For now, anyway, the start of the runoff season has been delayed by cool temperatures, which also have minimized use of irrigation water to date. Temperatures are expected to go up in coming days, but Reinertsen said the delay in irrigating helps let reservoirs build up their storage.
This year’s delayed runoff stands in stark contrast to last year, when the already-meager snowpack started melting in March. A year ago on Wednesday, the Upper Colorado River Basin snowpack was just 37 percent of median for that date.
Phillips said last year the snow-water-equivalent in that basin probably peaked at around 11 inches and was down to five or six inches by this point in April. This year it’s above 14 inches and has yet to even start melting, he said.
David Boyd, a local Bureau of Land Management spokesman, said the spring moisture “has helped quite a bit” in terms of moderating the fire danger this year. But he added, “Predictions now are for an average fire year in this area, but that is still several hundred fires with the potential for large fires. The lower-elevation desert areas received some moisture, which will lead to more green-up and growth of fine fuels like grasses. As the weather warms, those grasses will cure and be fuel for wildfires if there is an ignition source.”
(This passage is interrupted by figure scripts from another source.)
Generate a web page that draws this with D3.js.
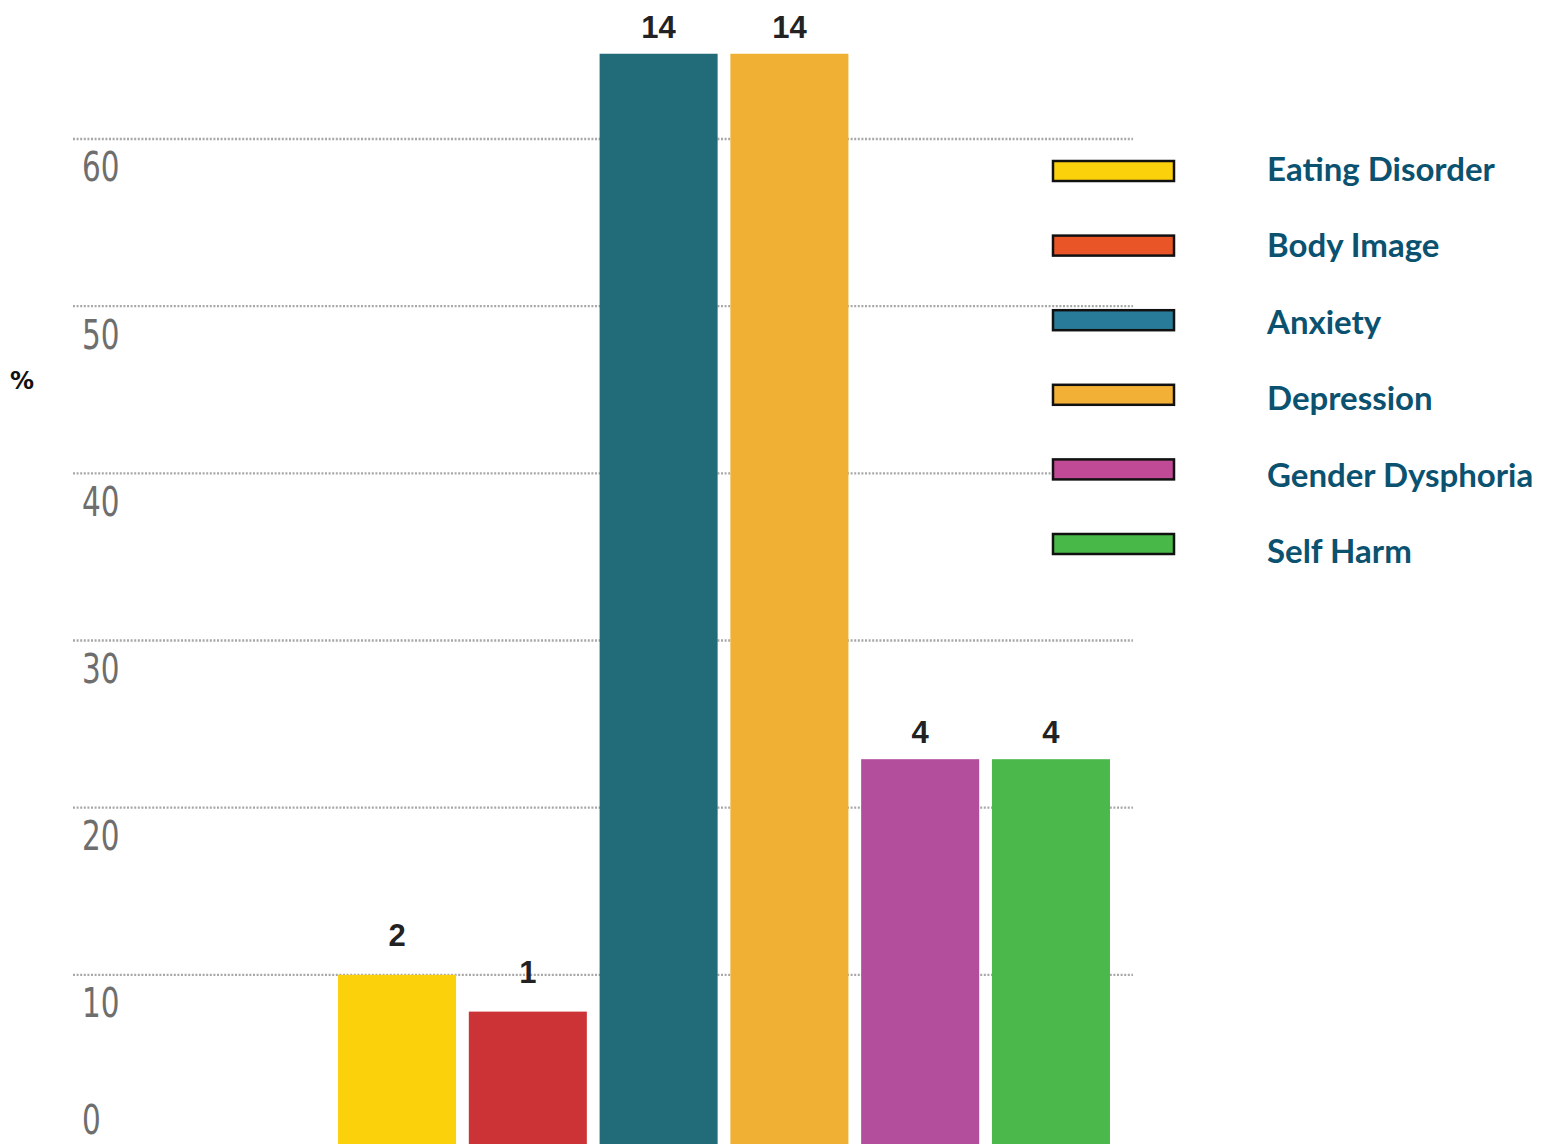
<!DOCTYPE html>
<html>
<head>
<meta charset="utf-8">
<script src="https://cdn.jsdelivr.net/npm/d3@7"></script>
<style>
html,body{margin:0;padding:0;background:#fff;overflow:hidden;}
</style>
</head>
<body>
<svg id="chart" width="1547" height="1144"></svg>
<script>
const categories = ["Eating Disorder","Body Image","Anxiety","Depression","Gender Dysphoria","Self Harm"];
const percentValues = [10, 7.8, 65.1, 65.1, 22.9, 22.9];
const countLabels = ["2","1","14","14","4","4"];
const barColors = ["#FBD10B","#CC3336","#226B78","#F0B034","#B34E9C","#4AB84A"];
const legendColors = ["#FBD10B","#E95527","#287C99","#F2B136","#C04A96","#48B848"];
const yTicks = [0,10,20,30,40,50,60];

const svg = d3.select("#chart");

const y = d3.scaleLinear().domain([0, 60]).range([1142, 139]);
const x = d3.scaleBand().domain(categories).range([331.75, 1116.25]).paddingInner(0.0975).paddingOuter(0.048);

// gridlines
svg.append("g").selectAll("line").data(yTicks.filter(d => d > 0)).join("line")
  .attr("x1", 73).attr("x2", 1133)
  .attr("y1", d => y(d)).attr("y2", d => y(d))
  .attr("stroke", "#a8a8a8").attr("stroke-width", 2.4)
  .attr("stroke-dasharray", "2,1.6");

// y axis labels
const yAxis = d3.axisLeft(y).tickValues(yTicks).tickSize(0).tickFormat(d3.format("d"));
const ga = svg.append("g").attr("transform", "translate(82,0)").call(yAxis);
ga.select(".domain").remove();
ga.selectAll("text")
  .attr("text-anchor", "start")
  .attr("x", 0)
  .attr("dy", d => d === 0 ? -9 : 42)
  .attr("transform", "scale(0.82,1)")
  .attr("fill", "#6e6e6e")
  .style("font-family", "'Liberation Sans Narrow', 'DejaVu Sans Condensed', sans-serif")
  .style("font-size", "40px");

// bars
svg.append("g").selectAll("rect").data(categories).join("rect")
  .attr("x", d => x(d))
  .attr("width", x.bandwidth())
  .attr("y", (d, i) => y(percentValues[i]))
  .attr("height", (d, i) => y(0) - y(percentValues[i]) + 4)
  .attr("fill", (d, i) => barColors[i]);

// value labels
svg.append("g").selectAll("text").data(categories).join("text")
  .attr("x", d => x(d) + x.bandwidth() / 2)
  .attr("y", (d, i) => y(percentValues[i]) - (percentValues[i] < 15 ? 29 : 16))
  .attr("text-anchor", "middle")
  .attr("fill", "#222")
  .style("font-family", "'Liberation Sans', Arial, sans-serif")
  .style("font-weight", "bold")
  .style("font-size", "31px")
  .text((d, i) => countLabels[i]);

// % label
svg.append("text")
  .attr("x", 22).attr("y", 389)
  .attr("text-anchor", "middle")
  .attr("fill", "#111")
  .style("font-family", "'DejaVu Sans', sans-serif")
  .style("font-weight", "bold")
  .style("font-size", "24px")
  .text("%");

// legend
const swatchY = d3.scalePoint().domain(categories).range([171, 544]);
const textY = d3.scalePoint().domain(categories).range([181, 563]);
const lg = svg.append("g");
lg.selectAll("rect").data(categories).join("rect")
  .attr("x", 1053).attr("width", 121)
  .attr("y", d => swatchY(d) - 10).attr("height", 20)
  .attr("fill", (d, i) => legendColors[i])
  .attr("stroke", "#111").attr("stroke-width", 2.5);
lg.selectAll("text").data(categories).join("text")
  .attr("x", 1267)
  .attr("y", d => textY(d))
  .attr("fill", "#0B5270")
  .style("font-family", "Lato, 'DejaVu Sans', sans-serif")
  .style("font-weight", "bold")
  .style("font-size", "33px")
  .text(d => d);
</script>
</body>
</html>
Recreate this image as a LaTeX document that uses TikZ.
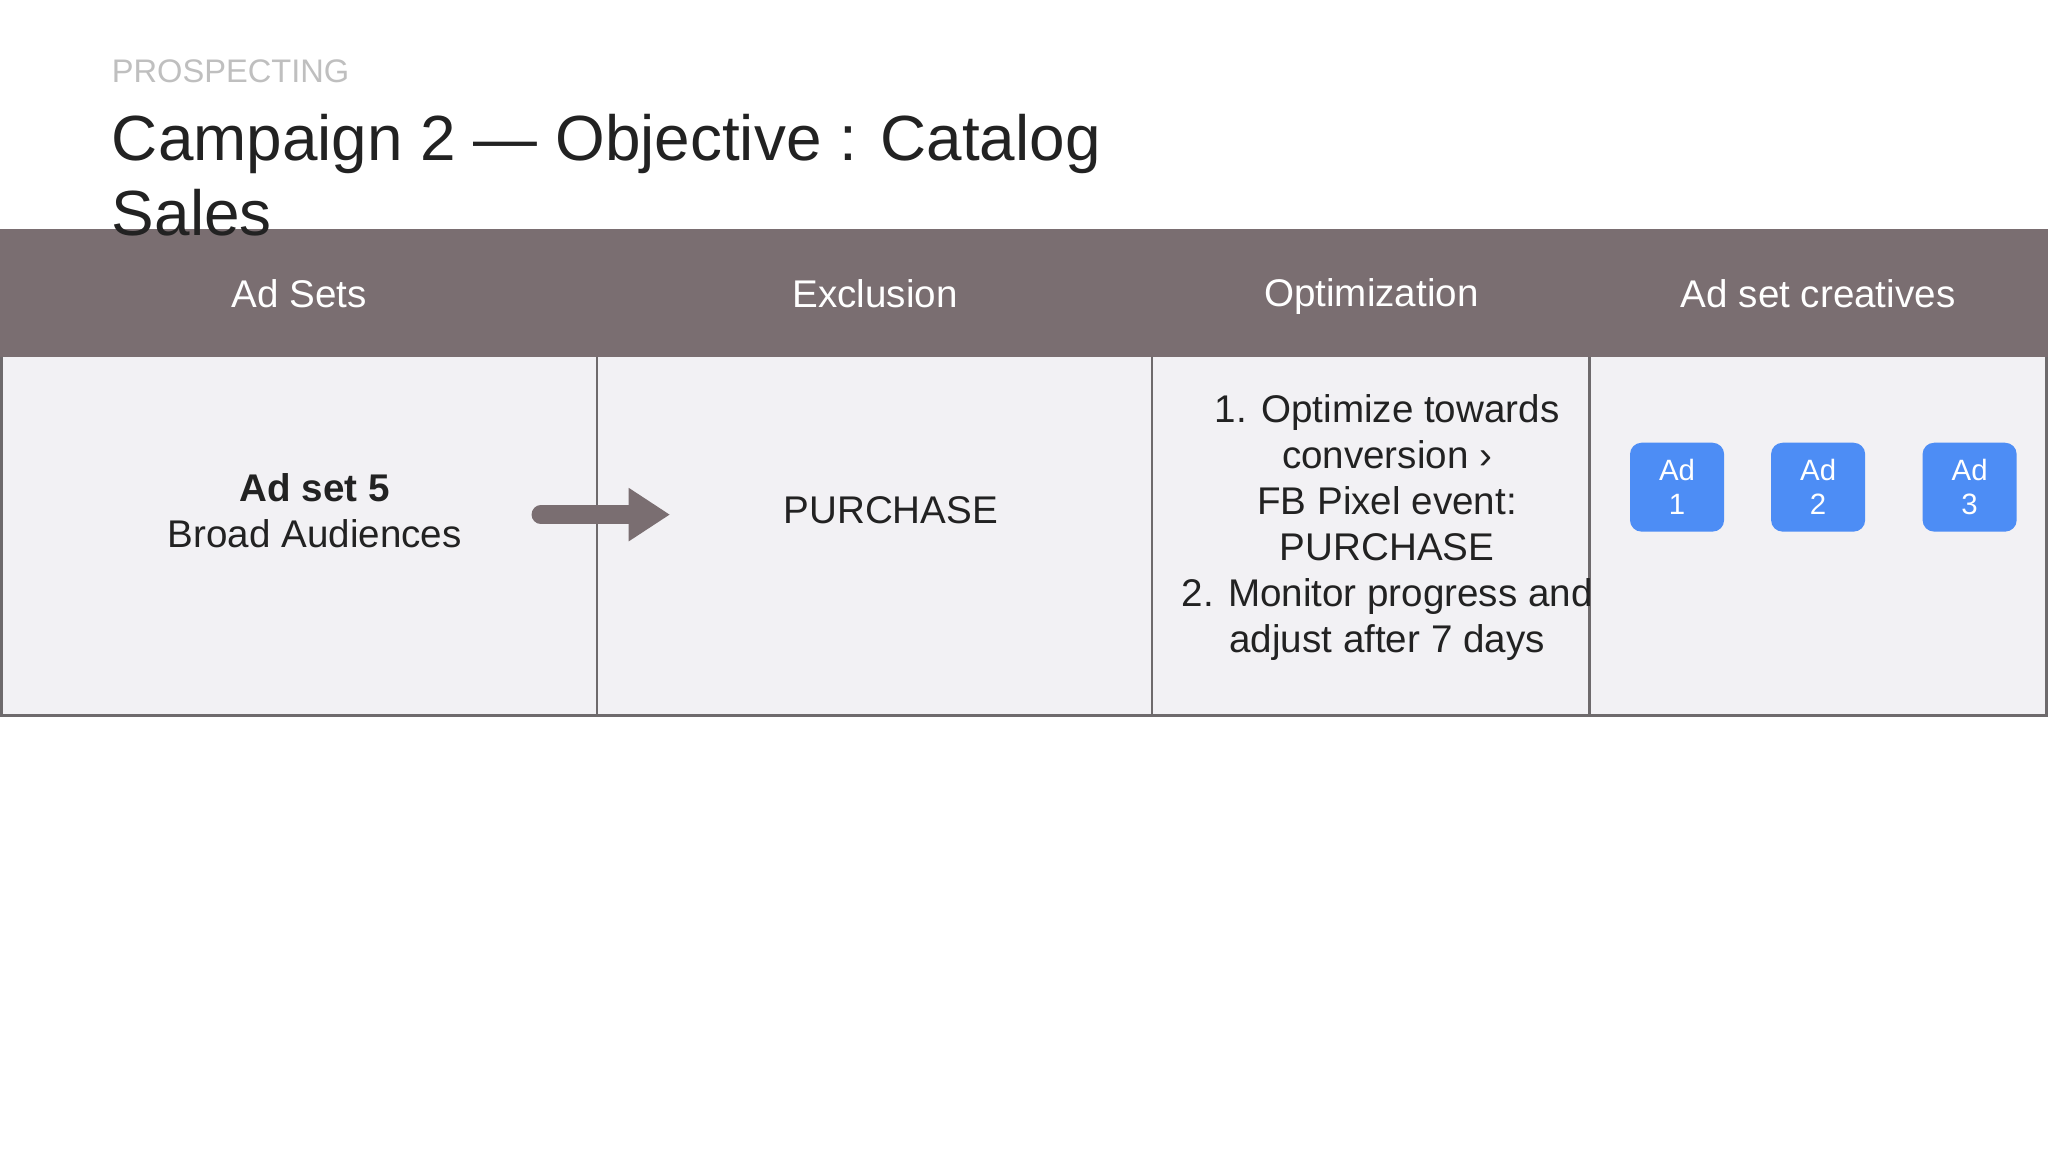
\documentclass[tikz,border=0pt]{standalone}
\usepackage{fontspec}
\setmainfont{Liberation Sans}
\usetikzlibrary{arrows.meta}
\definecolor{band}{HTML}{7A6E71}
\definecolor{cellbg}{HTML}{F2F1F4}
\definecolor{grid}{HTML}{6E6A6C}
\definecolor{adblue}{HTML}{4D8DF5}
\definecolor{ttl}{HTML}{222222}
\tikzset{
  hdr/.style={text=white,font=\fontsize{8.4}{10}\selectfont},
  body/.style={text=ttl,font=\fontsize{8.4}{10}\selectfont,align=center},
  adbtn/.style={fill=adblue,rounded corners=2.5pt,text=white,font=\fontsize{6.4}{7.4}\selectfont,align=center,minimum width=0.72cm,minimum height=0.68cm,inner sep=0pt}
}
\begin{document}
\begin{tikzpicture}[x=0.01cm,y=-0.01cm]
\useasboundingbox[fill=white] (0,0) rectangle (1568,882);
\fill[cellbg] (0,273) rectangle (1567,548);
\fill[band] (0,175) rectangle (1568,273);
\draw[grid,line width=0.6pt] (1,273) -- (1,548) -- (1567,548) -- (1567,273);
\draw[grid,line width=0.6pt] (457,273) -- (457,548) (882,273) -- (882,548) (1217,273) -- (1217,548);
\node[anchor=base west,inner sep=0pt,text=black!25,font=\fontsize{7.1}{8}\selectfont] (pro) at (85,63) {PROSPECTING};
\node[anchor=base west,inner sep=0pt,text=ttl,font=\fontsize{13.9}{16}\selectfont] (t1) at (85,123) {Campaign 2 — Objective : Catalog};
\node[anchor=base west,inner sep=0pt,text=ttl,font=\fontsize{13.9}{16}\selectfont] (t2) at (85,180) {Sales};
\node[hdr] (h1) at (229,225) {Ad Sets};
\node[hdr] (h2) at (670,225) {Exclusion};
\node[hdr,anchor=base] (h3) at (1050,235) {Optimization};
\node[hdr] (h4) at (1392,225) {Ad set creatives};
\node[body] (a5) at (241,391) {\textbf{Ad set 5}\\Broad Audiences};
\node[body] (ex) at (682,391) {PURCHASE};
\node[body] (op) at (1062,404) {1. Optimize towards\\conversion ›\\FB Pixel event:\\PURCHASE\\2. Monitor progress and\\adjust after 7 days};
\coordinate (as) at (414,394);
\coordinate (ae) at (513,394);
\draw[band,line width=4pt,line cap=round,-{Triangle[length=9pt,width=11pt]}] (as) -- (ae);
\node[adbtn] (ad1) at (1284,373) {Ad\\1};
\node[adbtn] (ad2) at (1392,373) {Ad\\2};
\node[adbtn] (ad3) at (1508,373) {Ad\\3};
\end{tikzpicture}
\end{document}
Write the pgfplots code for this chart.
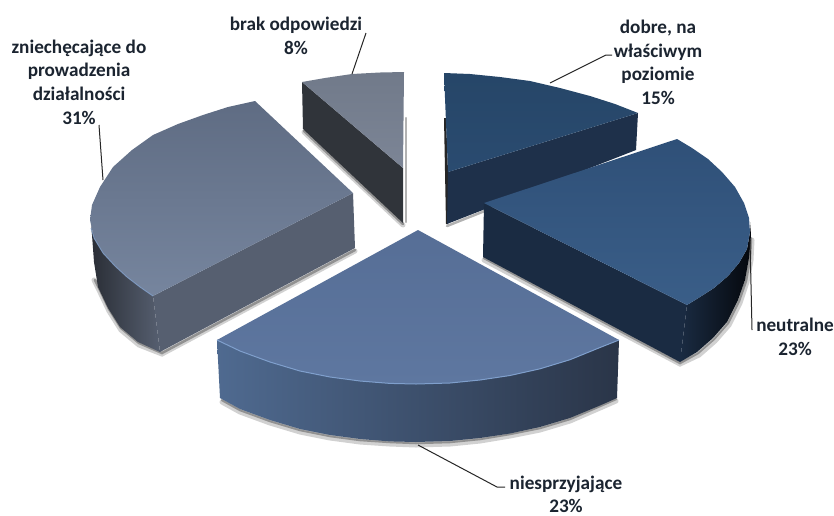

This winter’s snow pattern was unusual but not entirely unexpected by some. Back in November, meteorologist Joe Ramey, Phillips’ coworker, said the winter was shaping up to be a “No Niño” winter, as opposed to an El Niño or La Niña one. He was referring to varying climate patterns dictated by equatorial eastern Pacific Ocean water temperatures.
No Niño winters, meaning ones that show either La Niña or El Niño tendencies, are tough ones in terms of predicting snowfall, he said. But he pointed out that the four previous No Niños in Colorado were characterized by stormy Decembers and Aprils with drier periods between them.
It turns out, December 2012 and this month both produced above-average precipitation.
Ramey “hit that one pretty well,” Phillips said.
Told of Ramey’s November comments, Hultstrand said, “He should get a raise, I guess.”